That way I feel more relieved

(Coming but might not be soon)

Photographs, found objects, videos, sound, embroidery.

In the summer of 2016, I received an email from a man I had never met or heard of. The content describes in great detail his intimate relationship with my partner.

Throughout the email, he professes his passionate love for her and his grief and rage at discovering she was also cheating on him with other men. By the end of the writings, he expresses his desire for me to reply and be empathetic so he can relieve his emotional guilt. I couldn’t help but feel a strange mix of anger, curiosity, and sympathy toward this man. Although I wanted to write back, I couldn’t find the words.

Five years later, seeking closure, I revisited the email. Using my own story as an excuse, I began interviewing Vietnamese men I encounter in my everyday life, whether they are acquaintances or absolute strangers. Combining their reactions with AI software, I construct a visual response to the email.

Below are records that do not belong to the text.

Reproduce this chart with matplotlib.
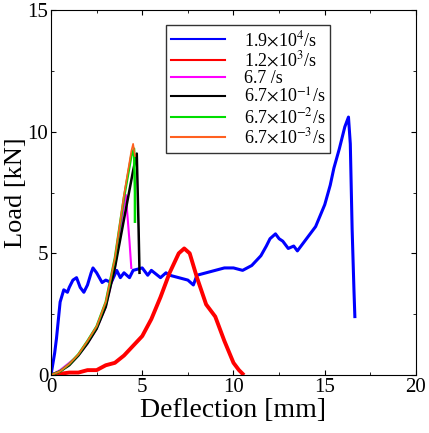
import matplotlib
matplotlib.use("Agg")
import matplotlib.pyplot as plt

plt.rcParams['font.family'] = ['Liberation Serif', 'DejaVu Serif']
plt.rcParams['mathtext.fontset'] = 'stix'

blue_x = [0,0.2,0.3,0.5,0.7,0.9,1,1.2,1.4,1.6,1.8,2,2.2,2.3,2.5,2.8,3,3.3,3.6,3.8,4,4.3,4.5,5,5.3,5.5,6,6.3,6.5,7,7.5,7.8,8,8.5,9,9.5,10,10.5,11,11.5,11.8,12,12.3,12.5,12.7,13,13.3,13.5,14,14.5,15,15.3,15.5,15.8,16.1,16.3,16.4,16.5,16.6,16.65]
blue_y = [0,0.9,1.5,3.0,3.5,3.4,3.6,3.9,4.0,3.6,3.4,3.7,4.2,4.4,4.2,3.8,3.9,3.8,4.3,4.0,4.2,4.0,4.3,4.4,4.1,4.3,4.0,4.2,4.1,4.0,3.9,3.7,4.1,4.2,4.3,4.4,4.4,4.3,4.5,4.9,5.3,5.6,5.8,5.6,5.5,5.2,5.3,5.1,5.6,6.1,7.0,7.8,8.5,9.3,10.2,10.6,9.5,6.0,3.5,2.4]
red_x = [0,0.5,1,1.5,2,2.5,3,3.5,4,4.5,5,5.5,6,6.5,7,7.3,7.6,8,8.5,9,9.5,10,10.3,10.5]
red_y = [0,0.05,0.1,0.1,0.2,0.2,0.4,0.5,0.8,1.2,1.6,2.3,3.2,4.2,5.0,5.2,5.0,4.0,2.9,2.4,1.4,0.5,0.2,0.05]
mag_x = [0,0.5,1,1.5,2,2.5,3,3.5,3.8,4.1,4.3,4.4]
mag_y = [0,0.2,0.5,0.8,1.3,1.9,2.8,4.4,6.0,7.4,5.5,4.4]
blk_x = [0,0.5,1,1.5,2,2.5,3,3.5,4,4.5,4.7,4.8,4.85]
blk_y = [0,0.15,0.4,0.8,1.3,1.9,2.8,4.4,6.4,8.4,9.1,6.0,4.2]
grn_x = [0,0.5,1,1.5,2,2.5,3,3.5,4,4.4,4.55,4.6,4.6]
grn_y = [0,0.15,0.45,0.85,1.4,2.0,3.0,4.8,7.3,9.0,9.3,7.5,6.3]
org_x = [0,0.5,1,1.5,2,2.5,3,3.5,4,4.4,4.5,4.6]
org_y = [0,0.15,0.45,0.85,1.4,2.0,3.0,4.8,7.4,9.2,9.5,9.0]

labels = [r'1.9$\times$10$^{4}$/s', r'1.2$\times$10$^{3}$/s', r'6.7 /s',
          r'6.7$\times$10$^{-1}$/s', r'6.7$\times$10$^{-2}$/s', r'6.7$\times$10$^{-3}$/s']

fig = plt.figure(figsize=(4.29, 4.33), dpi=100)
ax = fig.add_axes([51/429, 1-375/433, 365/429, 365/433])
ax.plot(blue_x, blue_y, color='#0000ff', lw=2.2, label=labels[0])
ax.plot(red_x, red_y, color='#ff0000', lw=2.8, label=labels[1])
ax.plot(mag_x, mag_y, color='#ff00ff', lw=1.5, label=labels[2])
ax.plot(blk_x, blk_y, color='black', lw=1.8, label=labels[3])
ax.plot(grn_x, grn_y, color='#00dd00', lw=1.8, label=labels[4])
ax.plot(org_x, org_y, color='#ff6020', lw=1.2, label=labels[5])
leg = ax.legend(loc='upper left', bbox_to_anchor=(0.29, 0.985), fontsize=13,
                frameon=True, fancybox=False, edgecolor='black', handlelength=3.0,
                labelspacing=0.02, borderpad=0.3, handletextpad=1.0)
for h in leg.get_lines():
    h.set_linewidth(1.5)
ax.set_xlim(0, 20)
ax.set_ylim(0, 15)
ax.set_xticks([0, 5, 10, 15, 20])
ax.set_yticks([0, 5, 10, 15])
ax.set_xticks([2.5, 7.5, 12.5, 17.5], minor=True)
ax.set_yticks([2.5, 7.5, 12.5], minor=True)
ax.tick_params(which='both', direction='in', top=True, right=True, labelsize=15, pad=2)
ax.set_xlabel('Deflection [mm]', fontsize=20, labelpad=1)
ax.set_ylabel('Load [kN]', fontsize=19, labelpad=0)
fig.savefig('out.png', dpi=100)
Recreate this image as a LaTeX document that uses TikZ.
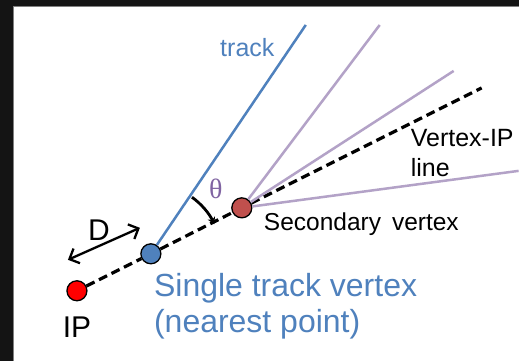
\documentclass[tikz,border=0pt]{standalone}
\usepackage{fontspec}
\setmainfont{Liberation Sans}
\newfontfamily\greekserif{Liberation Serif}
\usepackage{xcolor}
\usetikzlibrary{arrows.meta, calc}

\definecolor{trackblue}{RGB}{79,129,189}
\definecolor{lilac}{RGB}{179,162,199}
\definecolor{thetapurple}{RGB}{128,100,162}
\definecolor{svred}{RGB}{192,80,77}

\begin{document}
\begin{tikzpicture}[x=1pt, y=1pt,
    vtx/.style={draw, circle, line width=1.3pt, minimum size=20pt, inner sep=0pt},
    vipline/.style={line width=3.2pt, dash pattern=on 9pt off 5pt},
    trk/.style={line width=2.5pt, draw=trackblue},
    pur/.style={line width=2.5pt, draw=lilac},
    lbl/.style={inner sep=0pt}]
    % frame
    \fill[black!92] (0,0) rectangle (519,361);
    \fill[white] (14,0) rectangle (519,354);
    \draw[gray, line width=0.8pt] (13.6,0) -- (13.6,354.4) -- (519,354.4);
    \useasboundingbox (0,0) rectangle (519,361);

    % vertices
    \node (ip) [vtx, fill=red] at (77,70) {};
    \node (stv) [vtx, fill=trackblue] at (151,107) {};
    \node (sv) [vtx, fill=svred] at (242,153) {};
    \coordinate (vipend) at (482,273);
    \coordinate (trkend) at (306,336);
    \coordinate (pend1) at (380,336);
    \coordinate (pend2) at (454,290);
    \coordinate (pend3) at (519,190);
    \coordinate (darrA) at (68,101);
    \coordinate (darrB) at (140,133);

    % lines
    \draw [vipline] (ip) -- (stv) -- (sv) -- (vipend);
    \draw [trk] (stv) -- (trkend);
    \draw [pur] (sv) -- (pend1);
    \draw [pur] (sv) -- (pend2);
    \draw [pur] (sv) -- (pend3);
    \draw [line width=2.3pt, {Straight Barb[length=8pt,width=16pt]}-{Straight Barb[length=8pt,width=16pt]}] (darrA) -- (darrB);
    \draw [line width=2.8pt, -{Stealth[length=7pt,width=8pt]}] ($(stv.center)+(54:70)$) arc[start angle=54, end angle=25, radius=70];

    % labels
    \node (lbltrack) [lbl, text=trackblue, font=\fontsize{25}{30}\selectfont] at (247.5,313) {track};
    \node (lbltheta) [lbl, text=thetapurple, font=\fontsize{28}{32}\selectfont\greekserif] at (216,172) {θ};
    \node (lblD) [lbl, font=\fontsize{30}{36}\selectfont] at (99,131) {D};
    \node (lblip) [lbl, font=\fontsize{30}{36}\selectfont] at (77,34) {IP};
    \node (lblsv) [lbl, anchor=base west, font=\fontsize{24.5}{29}\selectfont] at (264,130) {Secondary\hspace{0.45em}vertex};
    \node (lblvip) [lbl, anchor=base west, align=left, font=\fontsize{25}{30}\selectfont] at (411,184) {Vertex-IP\\line};
    \node (lblstv) [lbl, anchor=base west, align=left, text=trackblue, font=\fontsize{32}{36}\selectfont] at (154,28) {Single track vertex\\(nearest point)};
\end{tikzpicture}
\end{document}
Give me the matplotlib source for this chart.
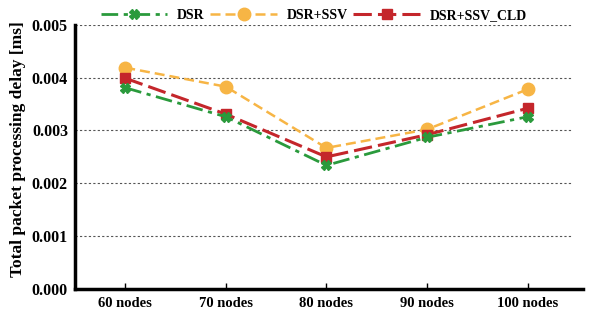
import numpy as np
import matplotlib.pyplot as plt

# x categories
categories = ['60 nodes', '70 nodes', '80 nodes', '90 nodes', '100 nodes']

# total packet processing delay [ms]
dsr = [0.00381, 0.00326, 0.00234, 0.00287, 0.00326]
dsr_ssv = [0.00419, 0.00383, 0.00267, 0.00302, 0.00378]
dsr_ssv_cld = [0.00399, 0.00331, 0.00250, 0.00292, 0.00342]

yticks = [0.000, 0.001, 0.002, 0.003, 0.004, 0.005]

plt.rcParams['font.family'] = ['Liberation Serif', 'DejaVu Serif']
plt.rcParams['font.weight'] = 'bold'

fig = plt.figure(figsize=(5.9, 3.11), dpi=100)
ax = fig.add_axes([0.127, 0.071, 0.861, 0.849])

x = np.arange(len(categories))

ax.plot(x, dsr, color='#2a9a3c', linestyle=(0, (6, 2, 1.5, 2)), linewidth=2,
        marker='X', markersize=7, label='DSR', zorder=3)
ax.plot(x, dsr_ssv, color='#f7b545', linestyle=(0, (4, 2)), linewidth=1.8,
        marker='o', markersize=9, label='DSR+SSV', zorder=2)
ax.plot(x, dsr_ssv_cld, color='#c4262b', linestyle=(0, (6, 2)), linewidth=2.2,
        marker='s', markersize=7, label='DSR+SSV_CLD', zorder=2.5)

ax.set_xlim(-0.5, 4.55)
ax.set_ylim(0, 0.005)
ax.set_xticks(x)
ax.set_xticklabels(categories, fontsize=10.5, fontweight='bold')
ax.set_yticks(yticks)
ax.set_yticklabels([f'{v:.3f}' for v in yticks], fontsize=11.5, fontweight='bold')
ax.set_ylabel('Total packet processing delay [ms]', fontsize=12.5, fontweight='bold')
ax.yaxis.set_label_coords(-0.096, 0.53)

for v in yticks[1:]:
    ax.plot([-0.5, 4.43], [v, v], color='#555555', linestyle=(0, (2, 2)),
            linewidth=0.8, zorder=1)

ax.spines['top'].set_visible(False)
ax.spines['right'].set_visible(False)
ax.spines['left'].set_linewidth(2.5)
ax.spines['bottom'].set_linewidth(2.5)
ax.tick_params(axis='x', direction='in', length=4, width=1, pad=6)
ax.tick_params(axis='y', length=0, pad=5)

ax.legend(loc='lower center', bbox_to_anchor=(0.47, 0.99), ncol=3, frameon=False,
          fontsize=10, handlelength=4.8, handletextpad=0.7, columnspacing=0.4,
          borderaxespad=0)

plt.savefig('out.png', dpi=100)
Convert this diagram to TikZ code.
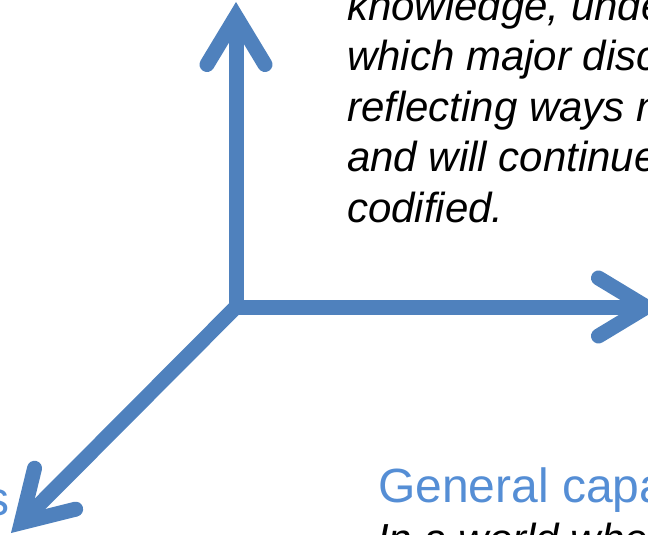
\documentclass[tikz,border=0pt]{standalone}
\usepackage{fontspec}
\setmainfont{Liberation Sans}
\usetikzlibrary{arrows.meta}
\definecolor{axisblue}{RGB}{79,129,189}
\definecolor{labelblue}{RGB}{85,142,213}

\begin{document}
\begin{tikzpicture}[x=1pt, y=-1pt,
    axis/.style={draw=axisblue, line width=15pt, line cap=rect,
      -{Straight Barb[length=48pt, width=58pt, line cap=round, line join=miter]}},
    heading/.style={font=\fontsize{48}{58}\selectfont, text=labelblue, inner sep=0pt},
    body/.style={font=\fontsize{42}{50.5}\selectfont\itshape, align=left, inner sep=0pt},
]
\useasboundingbox (0,0) rectangle (648,535);
\clip (0,0) rectangle (648,535);

% three dimensions
\coordinate (origin) at (236,307);
\coordinate (areas) at (236,2);
\coordinate (capabilities) at (661,307);
\coordinate (priorities) at (11,533);

\draw[axis] (origin) -- (areas);
\draw[axis] (origin) -- (capabilities);
\draw[axis] (origin) -- (priorities);

% learning areas
\node[body, anchor=base west] (areatext) at (347,222)
    {knowledge, understanding\\which major disciplines\\reflecting ways n\\and will continue to\\codified.};

% general capabilities
\node[heading, anchor=base west] (capheading) at (378,502) {General capabilities};
\node[body, anchor=base west] (captext) at (377,553) {In a world where};

% cross-curriculum priorities
\node[heading, anchor=base east] (prioheading) at (10,515) {Cross-curriculum priorities};

\end{tikzpicture}
\end{document}
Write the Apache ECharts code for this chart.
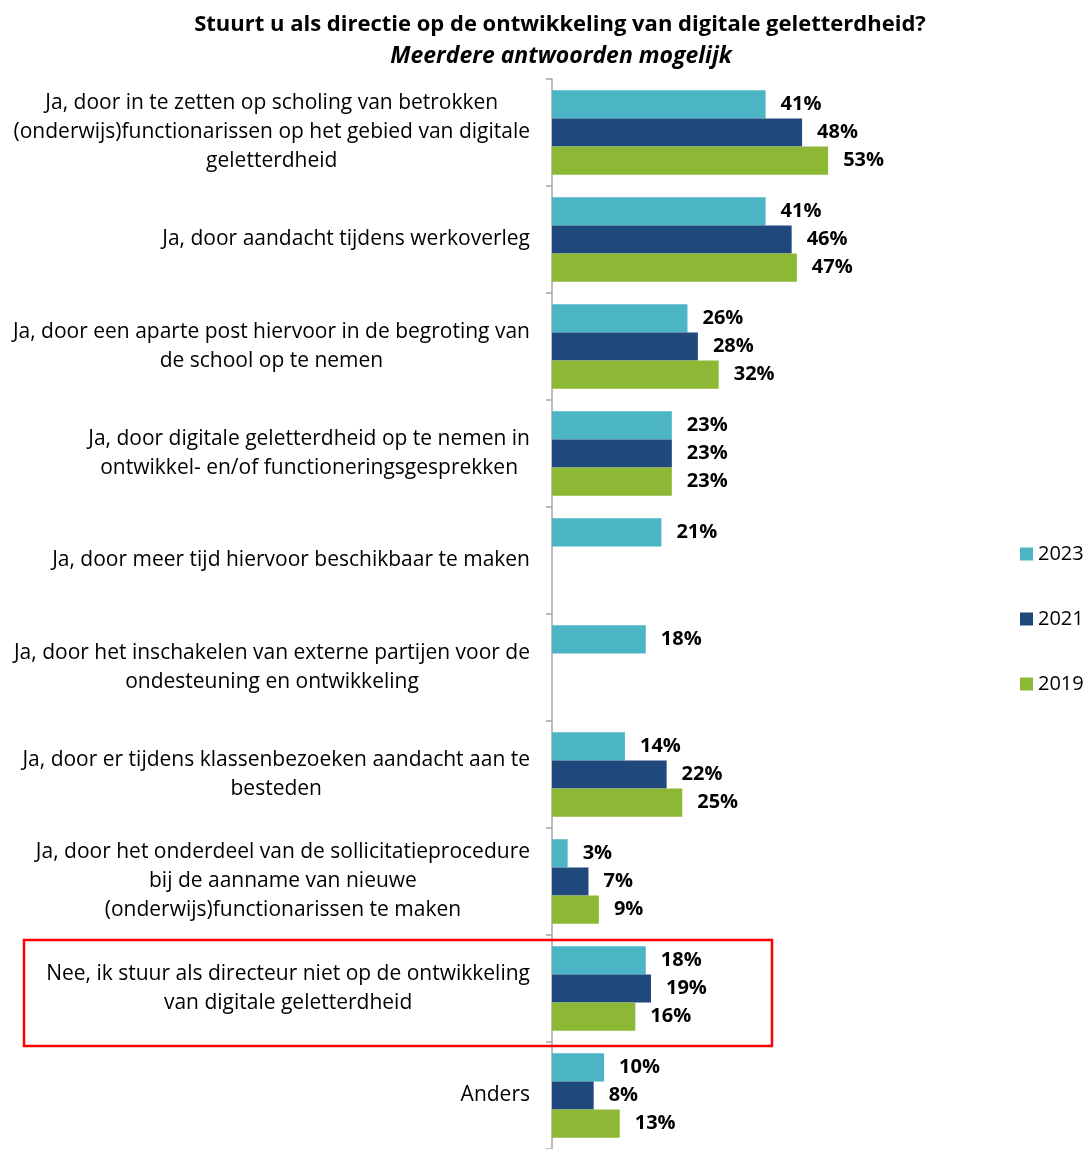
<!DOCTYPE html>
<html>
<head>
<meta charset="utf-8">
<script src="https://cdn.jsdelivr.net/npm/echarts@6/dist/echarts.min.js"></script>
<style>
  html, body { margin: 0; padding: 0; background: #fff; }
  #main { width: 1091px; height: 1149px; }
</style>
</head>
<body>
<div id="main"></div>
<script>
// categorieën (van boven naar beneden)
var categories = [
  'Ja, door in te zetten op scholing van betrokken\n(onderwijs)functionarissen op het gebied van digitale\ngeletterdheid',
  'Ja, door aandacht tijdens werkoverleg',
  'Ja, door een aparte post hiervoor in de begroting van\nde school op te nemen',
  'Ja, door digitale geletterdheid op te nemen in\nontwikkel- en/of functioneringsgesprekken',
  'Ja, door meer tijd hiervoor beschikbaar te maken',
  'Ja, door het inschakelen van externe partijen voor de\nondesteuning en ontwikkeling',
  'Ja, door er tijdens klassenbezoeken aandacht aan te\nbesteden',
  'Ja, door het onderdeel van de sollicitatieprocedure\nbij de aanname van nieuwe\n(onderwijs)functionarissen te maken',
  'Nee, ik stuur als directeur niet op de ontwikkeling\nvan digitale geletterdheid',
  'Anders'
];
var years = ['2023', '2021', '2019'];
var values2023 = [41, 41, 26, 23, 21, 18, 14, 3, 18, 10];
var values2021 = [48, 46, 28, 23, null, null, 22, 7, 19, 8];
var values2019 = [53, 47, 32, 23, null, null, 25, 9, 16, 13];
var colors = ['#4bb5c5', '#1f497d', '#8cb835'];

var myChart = echarts.init(document.getElementById('main'));
var font = '"Open Sans", Lato, sans-serif';

function makeSeries(name, data, color) {
  return {
    name: name,
    type: 'bar',
    data: data,
    itemStyle: { color: color },
    barGap: '0%',
    barCategoryGap: '21%',
    label: {
      show: true,
      position: 'right',
      distance: 15,
      formatter: '{c}%',
      color: '#000',
      fontWeight: 'bold',
      fontSize: 20,
      fontFamily: font
    }
  };
}

var option = {
  animation: false,
  color: colors,
  title: [{
    text: 'Stuurt u als directie op de ontwikkeling van digitale geletterdheid?',
    left: 555,
    top: 9,
    textAlign: 'center',
    textStyle: { fontSize: 22, fontWeight: 'bold', color: '#000', fontFamily: font }
  }, {
    text: 'Meerdere antwoorden mogelijk',
    left: 556,
    top: 40,
    textAlign: 'center',
    textStyle: { fontSize: 23, fontWeight: 'bold', fontStyle: 'italic', color: '#000', fontFamily: font }
  }],
  legend: {
    orient: 'vertical',
    left: 1015,
    top: 539,
    itemWidth: 13,
    itemHeight: 13,
    itemGap: 45,
    itemTextGap: 6,
    icon: 'rect',
    textStyle: { fontSize: 20, color: '#000', fontFamily: font },
    data: years
  },
  grid: { left: 552, top: 79, width: 521, height: 1076, containLabel: false },
  xAxis: {
    type: 'value',
    min: 0,
    max: 100,
    show: false
  },
  yAxis: {
    type: 'category',
    inverse: true,
    data: categories,
    axisLine: { show: true, lineStyle: { color: '#a6a6a6', width: 1.5 } },
    axisTick: { show: true, length: 6, lineStyle: { color: '#a6a6a6', width: 1.5 } },
    axisLabel: {
      margin: 22,
      align: 'right',
      formatter: function (value) {
        return value.split('\n').map(function (l) { return '{c|' + l + '}'; }).join('\n');
      },
      rich: {
        c: {
          align: 'center',
          color: '#000',
          fontSize: 21,
          lineHeight: 29,
          fontFamily: font
        }
      }
    }
  },
  series: [
    makeSeries(years[0], values2023, colors[0]),
    makeSeries(years[1], values2021, colors[1]),
    makeSeries(years[2], values2019, colors[2])
  ],
  graphic: [{
    type: 'rect',
    shape: { x: 24, y: 940, width: 748, height: 106 },
    style: { fill: 'none', stroke: '#ff0000', lineWidth: 2.5 },
    z: 10
  }]
};

myChart.setOption(option);
</script>
</body>
</html>
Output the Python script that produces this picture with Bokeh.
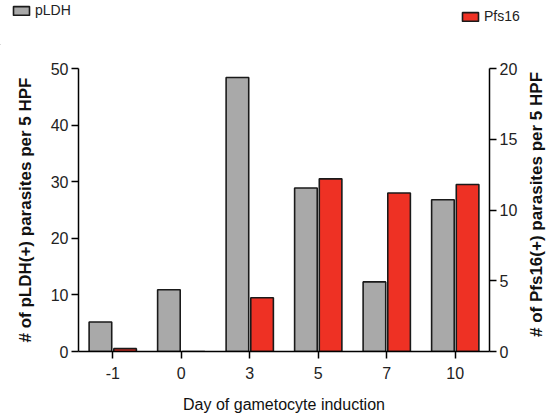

The project addresses infidelity, a taboo topic in Vietnam that is rarely spoken among men but is regularly gossiped by women. In a culture heavily influenced by Confucianism with a patriarchal structure, it explores Vietnamese men’s mindset toward gender roles and relationships, anatomizing their thoughts and feelings in perhaps the most extreme situation. The narratives also examine the intricate interplay of cultural obligations of the Vietnamese male and female figures in an ever-changing society, struggling to determine its moral compass.

Excerpts from the interviews are used to generate AI materials, leveraging the technology’s vast and diverse databases as a visual survey tool. These AI elements then inspire the creation of actual images and videos. The project is a reflection on the influence of deep-rooted culture and mass media over Vietnamese social system, questioning its relevance in today’s world. The final photographs are presented as diptychs alongside the AI images in text encoding format.

That way I feel more relieved, 2024.
Single-channel color video, 10:06 minutes.